Imagina um paranista, um atleticano e dois coxas-brancas, partindo para uma caminhada de 32 dias e 820 quilômetros no Caminho de Compostela, na Espanha. O que será que isso vai dar? Eles garantem que vai resultar em pessoas espiritualmente melhores e que o futebol será apenas um detalhe da amizade que certamente se tornará mais forte. Os quatro torcedores embarcam no feriado de Sete de Setembro. Para aguentar o peso da mochila, só podem levar o essencial (roupas, sapatos e remédios). Mas é claro que as camisas do Trio de Ferro não vão faltar.

Quem teve a ideia da viagem foi o comerciante e atleticano Juarez Seppulcre, 62 anos. “Eu andava juntando dinheiro, sem saber pra quê. Eu queria um desafio. Um amigo meu foi pra lá, falou da viagem, gostei e decidi ir”, disse Juarez, que convidou vários amigos. Os que toparam foram o comerciante e paranista Ademir Schnorr, 60, o empresário e coxa-branca Marlon Maziozeki Rocha, 50, e seu filho, também coxa-branca, Leonardo de Lara Rocha, 30, que aceitou a peregrinação para comemorar o aniversário do pai.

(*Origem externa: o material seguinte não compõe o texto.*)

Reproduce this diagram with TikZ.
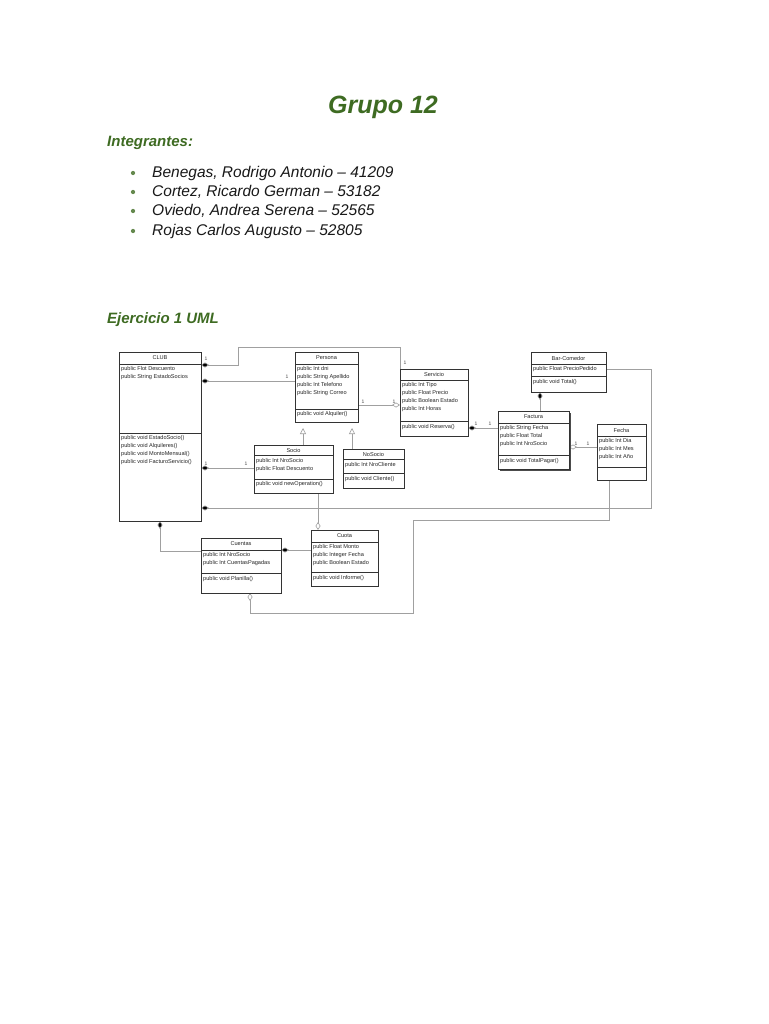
\documentclass[tikz,border=0pt]{standalone}
\usepackage{fontspec}
\setmainfont{Liberation Sans}
\usetikzlibrary{arrows.meta}
\definecolor{hgreen}{HTML}{3E6B22}
\definecolor{lgray}{HTML}{A0A0A0}
\tikzset{
 cls/.style={draw=black!80,line width=0.6pt,fill=white,anchor=north west,inner sep=0pt},
 tx/.style={anchor=north west,inner sep=0pt,align=left,font=\fontsize{5.6}{8.2}\selectfont,text=black!85},
 ttl/.style={inner sep=0pt,font=\fontsize{5.6}{7}\selectfont,text=black!85},
 con/.style={draw=lgray,line width=0.6pt},
 comp/.style={Diamond[length=8pt,width=5pt,fill=black]},
 agg/.style={Diamond[length=8pt,width=5pt,open,fill=white]},
 inh/.style={Triangle[length=6pt,width=6pt,open,fill=white]},
 mult/.style={inner sep=0pt,font=\fontsize{5}{5}\selectfont,text=black!70},
 bul/.style={anchor=west,inner sep=0pt,font=\fontsize{15.5}{18}\selectfont\itshape,text=black!90}
}
\newcommand{\umlcls}[7]{% name x1 y1 x2 y2 title-bottom y list of divider y
 \node[cls,minimum width={(#4-#2)*1pt},minimum height={(#5-#3)*1pt}] (#1) at (#2,#3) {};
 \node[ttl] (#1t) at ({(#2+#4)/2},{(#3+#6)/2}) {#7};
 \draw[black!80,line width=0.5pt] (#2,#6) -- (#4,#6);
}
\begin{document}
\begin{tikzpicture}[x=1pt,y=-1pt]
\useasboundingbox (0,0) rectangle (768,1024);
\fill[white] (0,0) rectangle (768,1024);
\node[font=\fontsize{25}{30}\selectfont\bfseries\itshape,text=hgreen] (title) at (383,107) {Grupo 12};
\node[anchor=west,inner sep=0pt,font=\fontsize{15}{18}\selectfont\bfseries\itshape,text=hgreen] (integ) at (107,143) {Integrantes:};
\foreach \y/\t [count=\i] in {173/{Benegas, Rodrigo Antonio – 41209},192/{Cortez, Ricardo German – 53182},211/{Oviedo, Andrea Serena – 52565},231/{Rojas Carlos Augusto – 52805}}{
 \node[circle,fill=hgreen!80,inner sep=1.5pt] (b\i) at (133,\y) {};
 \node[bul] (m\i) at (152,\y) {\t};
}
\node[anchor=west,inner sep=0pt,font=\fontsize{15}{18}\selectfont\bfseries\itshape,text=hgreen] (ej) at (107,320) {Ejercicio 1 UML};

% connectors (drawn first)
\coordinate (k1) at (238,347); \coordinate (k2) at (400,347);
\draw[con,{Diamond[length=8pt,width=5pt,fill=black]}-] (201,365) -- (238,365) -- (k1) -- (k2) -- (400,369);
\draw[con,{Diamond[length=8pt,width=5pt,fill=black]}-] (201,381) -- (295,381);
\draw[con,-{Diamond[length=8pt,width=5pt,open,fill=white]}] (358,405) -- (400,405);
\draw[con,-{Triangle[length=6pt,width=6pt,open,fill=white]}] (303,445) -- (303,428);
\draw[con,-{Triangle[length=6pt,width=6pt,open,fill=white]}] (352,449) -- (352,428);
\draw[con,{Diamond[length=8pt,width=5pt,fill=black]}-] (201,468) -- (254,468);
\draw[con,{Diamond[length=8pt,width=5pt,fill=black]}-] (201,508) -- (651,508) -- (651,369) -- (606,369);
\draw[con,{Diamond[length=8pt,width=5pt,fill=black]}-] (468,428) -- (498,428);
\draw[con,{Diamond[length=8pt,width=5pt,fill=black]}-] (540,392) -- (540,411);
\draw[con,{Diamond[length=8pt,width=5pt,open,fill=white]}-] (569,447) -- (597,447);
\draw[con,-{Diamond[length=8pt,width=5pt,open,fill=white]}] (318,493) -- (318,530);
\draw[con,{Diamond[length=8pt,width=5pt,fill=black]}-] (160,521) -- (160,551) -- (201,551);
\draw[con,{Diamond[length=8pt,width=5pt,fill=black]}-] (281,550) -- (311,550);
\draw[con,{Diamond[length=8pt,width=5pt,open,fill=white]}-] (250,593) -- (250,613) -- (413,613) -- (413,520) -- (609,520) -- (609,480);

% multiplicities
\node[mult] (n1) at (206,359) {1};
\node[mult] (n2) at (405,363) {1};
\node[mult] (n3) at (287,377) {1};
\node[mult] (n4) at (363,402) {1};
\node[mult] (n5) at (394,402) {1};
\node[mult] (n6) at (206,464) {1};
\node[mult] (n7) at (246,464) {1};
\node[mult] (n8) at (476,424) {1};
\node[mult] (n9) at (490,424) {1};
\node[mult] (n10) at (576,444) {1};
\node[mult] (n11) at (588,444) {1};

% classes
\umlcls{club}{119}{352}{201}{521}{364}{CLUB}
\draw[black!80,line width=0.5pt] (119,433) -- (201,433);
\node[tx] (clubA) at (121,366) {public Flot Descuento\\public String EstadoSocios};
\node[tx] (clubM) at (121,435) {public void EstadoSocio()\\public void Alquileres()\\public void MontoMensual()\\public void FacturoServicio()};

\umlcls{persona}{295}{352}{358}{422}{364}{Persona}
\draw[black!80,line width=0.5pt] (295,409) -- (358,409);
\node[tx] (perA) at (297,366) {public Int dni\\public String Apellido\\public Int Telefono\\public String Correo};
\node[tx] (perM) at (297,411) {public void Alquiler()};

\umlcls{servicio}{400}{369}{468}{436}{380}{Servicio}
\draw[black!80,line width=0.5pt] (400,421) -- (468,421);
\node[tx] (serA) at (402,382) {public Int Tipo\\public Float Precio\\public Boolean Estado\\public Int Horas};
\node[tx] (serM) at (402,424) {public void Reserva()};

\umlcls{socio}{254}{445}{333}{493}{455}{Socio}
\draw[black!80,line width=0.5pt] (254,479) -- (333,479);
\node[tx] (socA) at (256,458) {public Int NroSocio\\public Float Descuento};
\node[tx] (socM) at (256,481) {public void newOperation()};

\umlcls{nosocio}{343}{449}{404}{488}{459}{NoSocio}
\draw[black!80,line width=0.5pt] (343,473) -- (404,473);
\node[tx] (nsA) at (345,462) {public Int NroCliente};
\node[tx] (nsM) at (345,476) {public void Cliente()};

\umlcls{bar}{531}{352}{606}{392}{364}{Bar-Comedor}
\draw[black!80,line width=0.5pt] (531,376) -- (606,376);
\node[tx] (barA) at (533,366) {public Float PrecioPedido};
\node[tx] (barM) at (533,379) {public void Total()};

\fill[black!70] (500,413) rectangle (571,471);
\umlcls{factura}{498}{411}{569}{469}{423}{Factura}
\draw[black!80,line width=0.5pt] (498,455) -- (569,455);
\node[tx] (facA) at (500,425) {public String Fecha\\public Float Total\\public Int NroSocio};
\node[tx] (facM) at (500,458) {public void TotalPagar()};

\umlcls{fecha}{597}{424}{646}{480}{436}{Fecha}
\draw[black!80,line width=0.5pt] (597,467) -- (646,467);
\node[tx] (fecA) at (599,438) {public Int Dia\\public Int Mes\\public Int Año};

\umlcls{cuentas}{201}{538}{281}{593}{550}{Cuentas}
\draw[black!80,line width=0.5pt] (201,573) -- (281,573);
\node[tx] (cueA) at (203,552) {public Int NroSocio\\public Int CuentasPagadas};
\node[tx] (cueM) at (203,576) {public void Planilla()};

\umlcls{cuota}{311}{530}{378}{586}{542}{Cuota}
\draw[black!80,line width=0.5pt] (311,572) -- (378,572);
\node[tx] (cuoA) at (313,544) {public Float Monto\\public Integer Fecha\\public Boolean Estado};
\node[tx] (cuoM) at (313,575) {public void Informe()};
\end{tikzpicture}
\end{document}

Juarez diz que seu objetivo com a viagem é se tornar uma pessoa melhor. “É claro que quando começamos a pesquisar sobre a viagem, entendemos o que é peregrinação, vemos que um dos apóstolos está enterrado lá, entre outros detalhes religiosos da história. Mas quero refletir, levar uma vida melhor”, revela ele, que quando chegar na catedral de Santiago de Compostela, aposta que vai chorar muito de emoção.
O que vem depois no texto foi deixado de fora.